What makes things difficult is the fuzziness of those lines. In quality control the first thing we want to determine is the length of the distance from the measured length (sample mean) to some desired length. To do that we use a ruler in which the standard deviation is set to be one. For convenience, and because the standard deviation is defined as the second moment around the mean, the targeted mean is subtracted from the data points so that the resulting length of the data vector is reduced to the difference between the sample mean and the target. That length is then divided by the standard deviation. The resulting length is then measured not in inches or millimeters but rather in units of the standard deviation ruler. As an example, assume that 100 was the target value, the measured mean was 85 and the standard deviation was 10. We are not interested in what the actual measured mean is, but rather how close it is to the target, based upon the standard deviation ruler:
1. (100-85)/10 = a distance of 1.5 SD units. In some cases the measurement is not from the desired target, but to upper and lower limits.
However, the mean value is fuzzy and the standard deviation may or may not be fuzzy. The data generated in calculating the mean make up a random variable (X= (x1, x2, —, xn)) in vector space. How fuzzy it is depends upon the length of the SD, and the type of distribution. While there are many distributions, if the SD is not fuzzy, what is called the normal distribution is often used. Because of the uncertainty in the mean, the distribution function tells us the chances of the mean actually being somewhere else. In example 1 with only the mean being fuzzy, and using the normal distribution, we can say that there is a 6.68% chance that the true mean of the data is the desired mean.

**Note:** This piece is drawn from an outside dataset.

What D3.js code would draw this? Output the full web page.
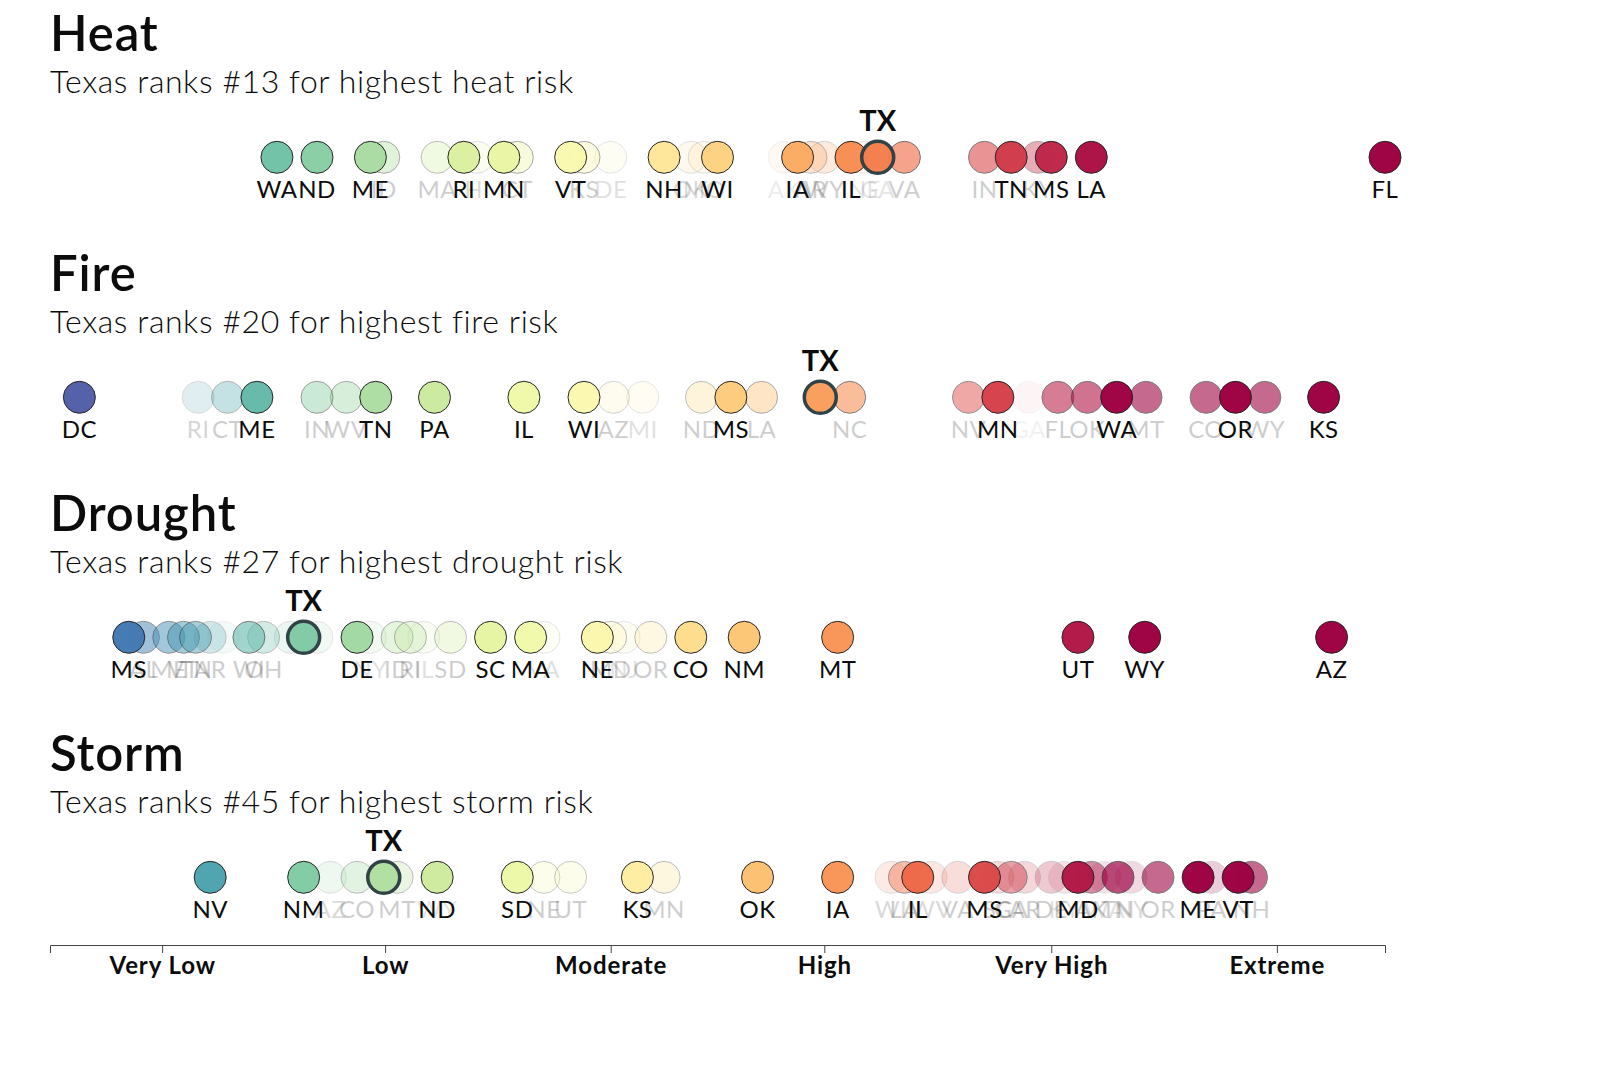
<!DOCTYPE html>
<html>
<head>
<meta charset="utf-8">
<script src="https://cdn.jsdelivr.net/npm/d3@7"></script>
<style>
body { margin: 0; background: #fff; }
text { font-family: Lato, "Noto Sans", sans-serif; fill: #0c0c0c; }
.title { font-size: 49px; font-weight: 600; letter-spacing: 0.9px; }
.subtitle { font-size: 32px; font-weight: 300; letter-spacing: 0.58px; }
.state { font-size: 24px; text-anchor: middle; letter-spacing: 0.5px; }
.texas { font-size: 29px; font-weight: 700; text-anchor: middle; }
.risk-axis text { font-size: 24px; font-weight: 700; font-family: Lato, sans-serif; letter-spacing: 0.9px; }
.risk-axis path, .risk-axis line { stroke: #444; }
</style>
</head>
<body>
<svg id="chart" width="1600" height="1067"></svg>
<script>
// state, score (0-100 risk index) and how strongly each state is emphasised (0-10)
// an empty name is a dot whose label can't be read in the original
var heatStates  = ["WA","ND","ME","ID","MA","RI","HI","MN","CT","VT","KS","DE","NH","OK","MO","WI","AK","IA","AR","WY","IL","NE","GA","TX","VA","IN","TN","KY","MS","LA","FL"];
var heatScores  = [17,20,24,25,29,31,32,34,35,39,40,42,46,48,49,50,55,56,57,58,60,61,62,62,64,70,72,74,75,78,100];
var heatWeights = [10,10,10,4,3,10,1.5,10,4,10,4,1.2,10,1.5,1.5,10,0.7,10,3,2,10,1,1,10,6.5,6,10,4,10,10,10];

var fireStates  = ["DC","RI","CT","ME","IN","WV","TN","PA","IL","WI","AZ","MI","ND","MS","LA","TX","NC","NV","MN","GA","FL","OK","WA","MT","CO","OR","WY","KS"];
var fireScores  = [2.2,11.1,13.3,15.5,20,22.2,24.4,28.8,35.5,40,42.2,44.4,48.8,51,53.3,57.7,59.9,68.8,71,73.3,75.5,77.7,79.9,82.1,86.6,88.8,91,95.4];
var fireWeights = [10,1.7,3.5,10,4.5,4,10,10,10,10,2,1.2,3,10,4,10,6,5,10,0.5,6,6,10,6,6,10,6,10];

var droughtStates  = ["MS","AL","ME","VT","TN","AR","","WI","OH","","TX","","DE","NY","ID","RI","IL","SD","SC","MA","VA","NE","MD","NJ","OR","CO","NM","MT","UT","WY","AZ"];
var droughtScores  = [5.9,7,8.9,10,10.9,12,13,14.9,16,18,19,20,23,24,26,27,28,30,33,36,37,41,42,43,45,48,52,59,77,82,96];
var droughtWeights = [10,5,5,5,5,2.5,0.7,6,3,1.5,10,1.2,10,1.2,3.5,3.5,1.2,3,10,10,1.2,10,3,1.2,3,10,10,10,10,10,10];

var stormStates  = ["NV","NM","AZ","CO","TX","MT","ND","WY","SD","NE","UT","KS","MN","OK","IA","WI","LA","IL","WV","VA","MS","SC","GA","AR","DE","KY","MD","AK","WA","TN","NY","OR","ME","PA","VT","NH"];
var stormScores  = [12,19,21,23,25,26,29,29,35,37,39,44,46,53,59,63,64,65,66,68,70,71,72,73,75,76,77,78,79,80,81,83,86,87,89,90];
var stormWeights = [10,10,1.5,3,10,3,10,1,10,2.5,2.5,10,3,10,10,1.5,4.5,10,1.5,2,10,2,5,2,2.5,1.2,10,5,1.2,7,1.5,6,10,2,10,6];

var tickValues = [8.4,25.1,42,58,75,91.9];
var tickLabels = ["Very Low","Low","Moderate","High","Very High","Extreme"];

var hazards = ["Heat","Fire","Drought","Storm"];
var ranks = [13,20,27,45];
var allStates = [heatStates,fireStates,droughtStates,stormStates];
var allScores = [heatScores,fireScores,droughtScores,stormScores];
var allWeights = [heatWeights,fireWeights,droughtWeights,stormWeights];

var ROW_HEIGHT = 240;
var CIRCLE_Y = 157.3;
var RADIUS = 16;

var svg = d3.select("#chart");

var x = d3.scaleLinear().domain([0,100]).range([50,1385]);
var color = d3.scaleSequential(d3.interpolateSpectral).domain([80,0]).clamp(true);
var circleOpacity = d3.scaleLinear().domain([0,10]).range([0,0.98]);

function labelOpacity(w) {
    return w === 10 ? 1 : Math.min(0.2, w / 10);
}

var rows = svg.selectAll("g.row")
    .data(hazards)
    .enter()
    .append("g")
        .attr("class", "row")
        .attr("transform", function(d, i) { return "translate(0," + i*ROW_HEIGHT + ")"; });

rows.append("text")
    .attr("class", "title")
    .attr("x", 50)
    .attr("y", 51)
    .text(function(d) { return d; });

rows.append("text")
    .attr("class", "subtitle")
    .attr("x", 50)
    .attr("y", 93)
    .text(function(d, i) { return "Texas ranks #" + ranks[i] + " for highest " + d.toLowerCase() + " risk"; });

rows.each(function(d, i) {
    var points = allStates[i].map(function(s, j) {
        return { state: s, score: allScores[i][j], weight: allWeights[i][j] };
    });
    points = d3.sort(points, function(p) { return p.weight; });

    var g = d3.select(this);

    g.selectAll("circle")
        .data(points)
        .enter()
        .append("circle")
            .attr("cx", function(p) { return x(p.score); })
            .attr("cy", CIRCLE_Y)
            .attr("r", RADIUS)
            .attr("fill", function(p) { return color(p.score); })
            .attr("stroke", function(p) { return p.state == "TX" ? "#2e4044" : "#222"; })
            .attr("stroke-width", function(p) { return p.state == "TX" ? 3.5 : 1; })
            .attr("opacity", function(p) { return circleOpacity(p.weight); });

    g.selectAll("text.state")
        .data(points.filter(function(p) { return p.state != "TX" && p.state != ""; }))
        .enter()
        .append("text")
            .attr("class", "state")
            .attr("x", function(p) { return x(p.score); })
            .attr("y", CIRCLE_Y + 41)
            .attr("opacity", function(p) { return labelOpacity(p.weight); })
            .text(function(p) { return p.state; });

    g.selectAll("text.texas")
        .data(points.filter(function(p) { return p.state == "TX"; }))
        .enter()
        .append("text")
            .attr("class", "texas")
            .attr("x", function(p) { return x(p.score); })
            .attr("y", CIRCLE_Y - 26)
            .text(function(p) { return p.state; });
});

var axis = d3.axisBottom(x)
    .tickValues(tickValues)
    .tickFormat(function(d, i) { return tickLabels[i]; })
    .tickSize(8)
    .tickPadding(4);

svg.append("g")
    .attr("class", "risk-axis")
    .attr("transform", "translate(0,945)")
    .call(axis);
</script>
</body>
</html>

Unfortunately, the SD often is fuzzy too and is thus also a random variable. The square of the SD is called the variance, and has its own distribution function called the chi squared distribution. While the normal distribution is independent of the number of data points defining the random variable, the form of the chi squared distribution depends upon the degrees of freedom. The chi square distribution with one degree of freedom is the square of the normal distribution. That distribution may be used to determine whether two measured standard deviations are really the same.
How the fuzziness or uncertainty is handled will be covered later. Although the mathematics gets more complex, especially when multivariate sets of data must be considered, the goal is still to simply measure lengths with a specific ruler.